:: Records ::
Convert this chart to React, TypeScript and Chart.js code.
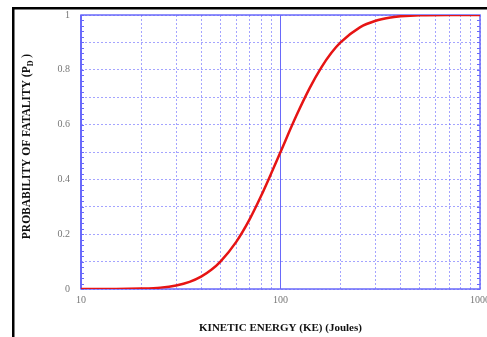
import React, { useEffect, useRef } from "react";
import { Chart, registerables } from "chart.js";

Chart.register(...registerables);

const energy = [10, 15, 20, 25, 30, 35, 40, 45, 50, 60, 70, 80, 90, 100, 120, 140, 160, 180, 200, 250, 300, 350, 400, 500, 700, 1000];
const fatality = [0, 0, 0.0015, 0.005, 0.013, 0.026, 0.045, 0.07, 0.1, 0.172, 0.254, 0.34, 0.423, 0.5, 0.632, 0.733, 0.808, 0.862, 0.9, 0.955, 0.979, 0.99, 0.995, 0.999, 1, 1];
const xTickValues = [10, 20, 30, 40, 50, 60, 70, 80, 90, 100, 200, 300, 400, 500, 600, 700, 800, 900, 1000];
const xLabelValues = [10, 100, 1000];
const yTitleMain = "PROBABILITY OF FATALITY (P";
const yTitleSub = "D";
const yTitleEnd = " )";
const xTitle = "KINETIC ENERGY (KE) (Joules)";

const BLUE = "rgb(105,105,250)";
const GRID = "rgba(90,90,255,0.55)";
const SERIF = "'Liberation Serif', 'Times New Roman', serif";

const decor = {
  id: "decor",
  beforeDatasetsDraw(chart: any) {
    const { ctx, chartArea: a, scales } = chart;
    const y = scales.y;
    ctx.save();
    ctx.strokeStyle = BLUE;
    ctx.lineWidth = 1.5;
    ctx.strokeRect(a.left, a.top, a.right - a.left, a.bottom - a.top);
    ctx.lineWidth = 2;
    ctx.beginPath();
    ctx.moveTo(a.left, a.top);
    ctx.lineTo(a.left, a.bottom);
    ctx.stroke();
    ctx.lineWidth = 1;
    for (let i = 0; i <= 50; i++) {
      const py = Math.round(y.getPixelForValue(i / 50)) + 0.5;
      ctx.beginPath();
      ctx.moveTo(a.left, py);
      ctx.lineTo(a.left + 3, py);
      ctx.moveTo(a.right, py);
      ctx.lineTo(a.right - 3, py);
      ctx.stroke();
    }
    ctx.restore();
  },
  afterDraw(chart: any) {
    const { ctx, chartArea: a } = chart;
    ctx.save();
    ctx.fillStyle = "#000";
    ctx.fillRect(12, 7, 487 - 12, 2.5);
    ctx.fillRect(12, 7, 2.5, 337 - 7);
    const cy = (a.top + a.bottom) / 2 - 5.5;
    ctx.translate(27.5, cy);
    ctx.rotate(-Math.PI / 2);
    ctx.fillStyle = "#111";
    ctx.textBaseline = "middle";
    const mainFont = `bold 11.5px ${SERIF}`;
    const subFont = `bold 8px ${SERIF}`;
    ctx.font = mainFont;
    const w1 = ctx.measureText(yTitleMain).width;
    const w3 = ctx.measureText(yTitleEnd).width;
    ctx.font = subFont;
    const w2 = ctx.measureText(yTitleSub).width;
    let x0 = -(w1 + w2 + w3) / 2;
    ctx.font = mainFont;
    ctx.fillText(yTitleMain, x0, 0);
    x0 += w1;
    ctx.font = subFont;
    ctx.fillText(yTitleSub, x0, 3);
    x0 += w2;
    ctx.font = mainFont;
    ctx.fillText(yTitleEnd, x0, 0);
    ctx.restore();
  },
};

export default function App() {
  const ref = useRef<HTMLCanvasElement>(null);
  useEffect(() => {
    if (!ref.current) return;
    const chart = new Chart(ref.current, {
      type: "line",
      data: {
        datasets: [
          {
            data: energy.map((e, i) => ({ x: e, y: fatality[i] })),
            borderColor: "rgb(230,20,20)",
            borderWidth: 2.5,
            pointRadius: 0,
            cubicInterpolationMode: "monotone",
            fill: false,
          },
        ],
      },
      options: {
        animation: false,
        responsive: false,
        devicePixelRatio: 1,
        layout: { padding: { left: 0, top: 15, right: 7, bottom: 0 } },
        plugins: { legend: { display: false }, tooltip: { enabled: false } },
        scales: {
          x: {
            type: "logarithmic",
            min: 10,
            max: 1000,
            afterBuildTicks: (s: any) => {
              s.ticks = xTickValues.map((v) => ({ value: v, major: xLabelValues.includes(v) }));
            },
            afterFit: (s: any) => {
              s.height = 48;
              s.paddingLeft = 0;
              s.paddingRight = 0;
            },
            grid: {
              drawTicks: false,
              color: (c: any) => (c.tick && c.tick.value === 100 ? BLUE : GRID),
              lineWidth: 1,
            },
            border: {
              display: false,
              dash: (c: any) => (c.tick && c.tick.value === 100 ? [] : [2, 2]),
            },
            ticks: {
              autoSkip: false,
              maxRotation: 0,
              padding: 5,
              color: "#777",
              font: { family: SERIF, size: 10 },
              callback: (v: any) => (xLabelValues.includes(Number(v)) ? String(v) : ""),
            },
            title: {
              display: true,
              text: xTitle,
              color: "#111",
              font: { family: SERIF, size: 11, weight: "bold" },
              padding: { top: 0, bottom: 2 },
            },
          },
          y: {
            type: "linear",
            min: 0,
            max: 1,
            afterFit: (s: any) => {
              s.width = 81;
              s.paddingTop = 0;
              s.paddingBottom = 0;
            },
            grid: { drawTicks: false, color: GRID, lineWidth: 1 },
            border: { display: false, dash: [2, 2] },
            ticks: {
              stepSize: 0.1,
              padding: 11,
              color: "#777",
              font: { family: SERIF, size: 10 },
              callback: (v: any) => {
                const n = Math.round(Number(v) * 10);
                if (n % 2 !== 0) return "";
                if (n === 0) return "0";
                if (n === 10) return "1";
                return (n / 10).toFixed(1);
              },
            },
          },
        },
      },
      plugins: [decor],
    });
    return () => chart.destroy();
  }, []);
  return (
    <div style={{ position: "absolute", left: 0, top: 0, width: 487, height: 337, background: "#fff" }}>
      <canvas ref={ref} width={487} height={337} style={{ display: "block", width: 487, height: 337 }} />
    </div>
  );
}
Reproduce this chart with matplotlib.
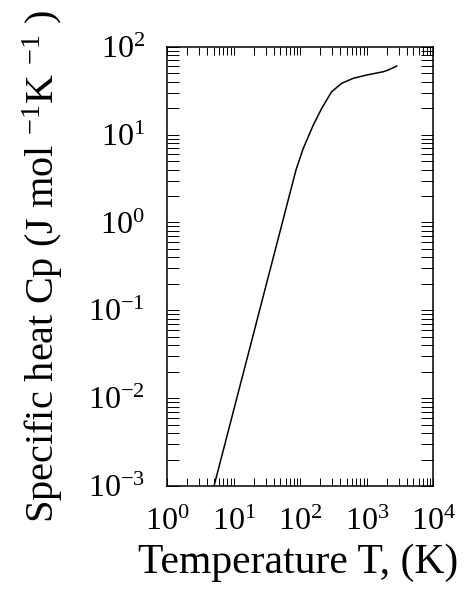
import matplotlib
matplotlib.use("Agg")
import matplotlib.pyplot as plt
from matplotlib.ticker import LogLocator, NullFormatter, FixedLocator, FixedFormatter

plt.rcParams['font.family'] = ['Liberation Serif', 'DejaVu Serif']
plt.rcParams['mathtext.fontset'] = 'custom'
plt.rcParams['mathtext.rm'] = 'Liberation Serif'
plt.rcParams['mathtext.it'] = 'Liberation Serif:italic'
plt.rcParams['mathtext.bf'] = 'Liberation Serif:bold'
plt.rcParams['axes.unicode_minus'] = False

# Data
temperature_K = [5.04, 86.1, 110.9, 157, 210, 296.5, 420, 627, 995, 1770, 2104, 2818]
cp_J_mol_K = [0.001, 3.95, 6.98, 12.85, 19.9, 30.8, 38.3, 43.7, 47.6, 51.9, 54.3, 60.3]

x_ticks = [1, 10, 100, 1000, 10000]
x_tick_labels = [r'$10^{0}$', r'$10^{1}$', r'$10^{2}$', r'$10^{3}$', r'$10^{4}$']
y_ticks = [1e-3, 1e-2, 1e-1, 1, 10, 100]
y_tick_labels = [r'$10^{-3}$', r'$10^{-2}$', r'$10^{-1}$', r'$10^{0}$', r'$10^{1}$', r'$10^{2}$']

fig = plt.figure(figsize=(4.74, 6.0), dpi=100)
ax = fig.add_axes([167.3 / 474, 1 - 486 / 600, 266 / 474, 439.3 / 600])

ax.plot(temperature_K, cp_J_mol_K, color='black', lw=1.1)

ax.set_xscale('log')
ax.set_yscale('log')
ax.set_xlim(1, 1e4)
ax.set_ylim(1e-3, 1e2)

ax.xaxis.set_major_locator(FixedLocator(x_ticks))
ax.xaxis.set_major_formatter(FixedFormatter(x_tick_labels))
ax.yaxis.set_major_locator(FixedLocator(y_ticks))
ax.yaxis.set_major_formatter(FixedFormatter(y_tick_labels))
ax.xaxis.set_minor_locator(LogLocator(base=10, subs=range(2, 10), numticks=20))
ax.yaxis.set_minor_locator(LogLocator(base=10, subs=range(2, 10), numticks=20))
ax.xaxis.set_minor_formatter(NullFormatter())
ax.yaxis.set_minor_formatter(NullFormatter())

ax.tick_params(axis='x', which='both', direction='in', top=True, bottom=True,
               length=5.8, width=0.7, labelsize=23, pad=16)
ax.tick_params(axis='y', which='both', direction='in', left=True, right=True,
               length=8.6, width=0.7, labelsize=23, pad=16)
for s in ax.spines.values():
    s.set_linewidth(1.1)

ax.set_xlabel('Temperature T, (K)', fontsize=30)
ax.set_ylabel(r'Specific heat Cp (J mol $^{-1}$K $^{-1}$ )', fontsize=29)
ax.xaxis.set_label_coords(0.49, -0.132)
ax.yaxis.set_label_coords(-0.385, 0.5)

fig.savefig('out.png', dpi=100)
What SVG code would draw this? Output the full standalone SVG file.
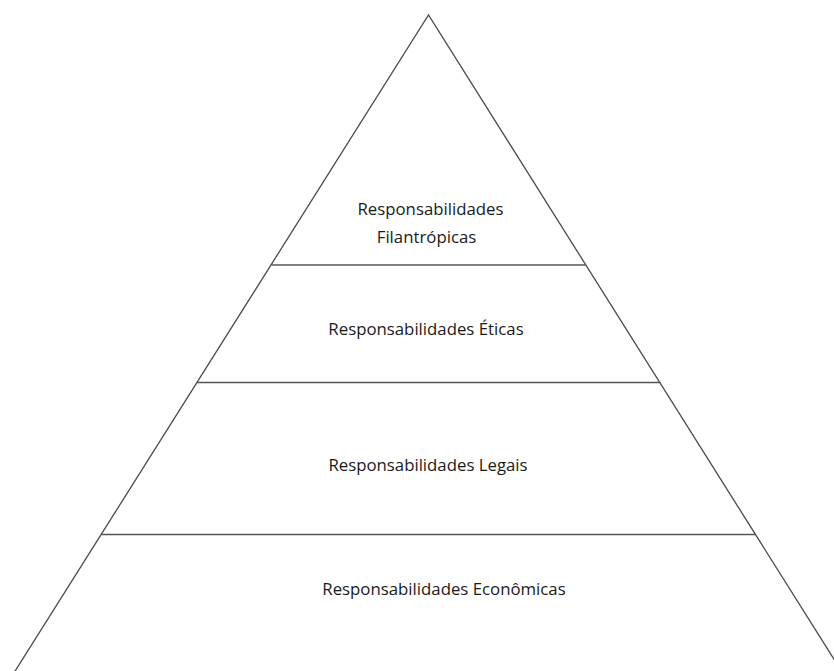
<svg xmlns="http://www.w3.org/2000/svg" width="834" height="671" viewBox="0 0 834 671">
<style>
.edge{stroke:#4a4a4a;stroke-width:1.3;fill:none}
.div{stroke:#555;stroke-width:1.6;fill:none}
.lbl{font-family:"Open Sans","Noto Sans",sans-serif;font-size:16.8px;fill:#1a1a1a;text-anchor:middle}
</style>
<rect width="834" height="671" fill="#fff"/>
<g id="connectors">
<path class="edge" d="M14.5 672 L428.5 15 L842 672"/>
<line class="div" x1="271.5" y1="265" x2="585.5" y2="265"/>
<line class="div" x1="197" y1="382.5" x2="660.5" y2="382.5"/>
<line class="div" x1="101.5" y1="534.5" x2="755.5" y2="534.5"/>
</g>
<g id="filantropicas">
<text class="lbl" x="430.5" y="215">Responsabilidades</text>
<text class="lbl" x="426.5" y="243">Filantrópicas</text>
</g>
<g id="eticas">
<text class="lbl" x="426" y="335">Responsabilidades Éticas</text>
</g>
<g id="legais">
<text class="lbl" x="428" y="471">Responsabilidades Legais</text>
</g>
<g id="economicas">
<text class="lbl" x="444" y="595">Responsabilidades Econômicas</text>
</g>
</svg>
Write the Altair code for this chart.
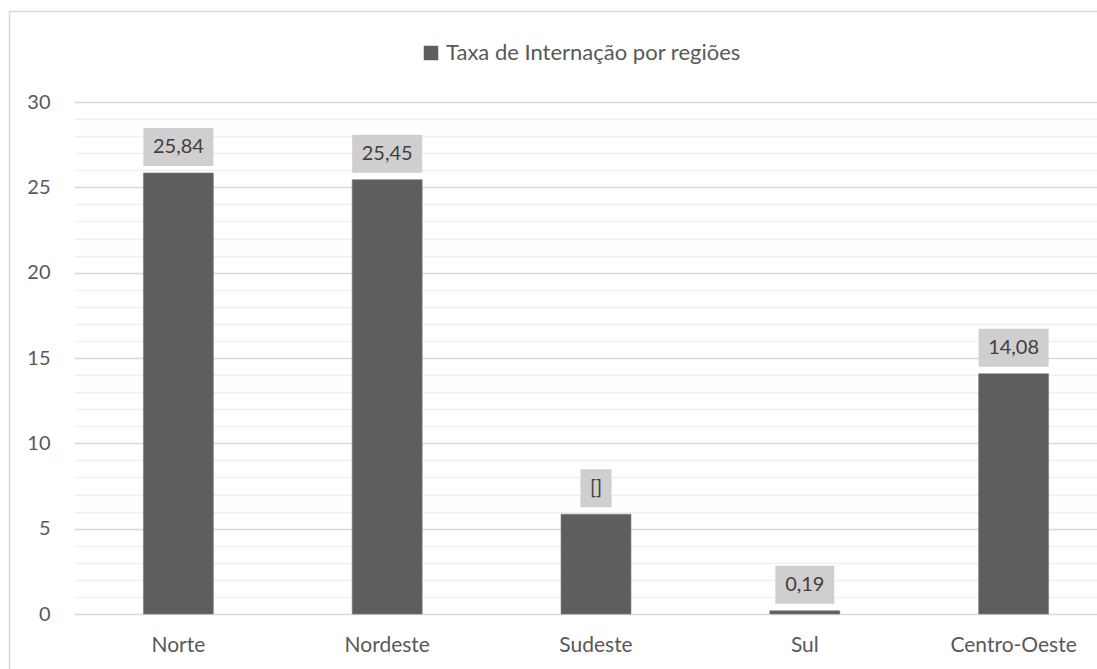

:: THE EXERCISE ::
Using the entries above, write out exactly the lines from the one with "Reproduce this chart with matplotlib." through the one with "from matplotlib.ticker import", ends included. Leave out any pictures.

:: PROBLEM SOLUTION ::
Reproduce this chart with matplotlib.
import matplotlib
matplotlib.use("Agg")
import matplotlib.pyplot as plt
from matplotlib.ticker import LogLocator, NullFormatter, FixedLocator, FixedFormatter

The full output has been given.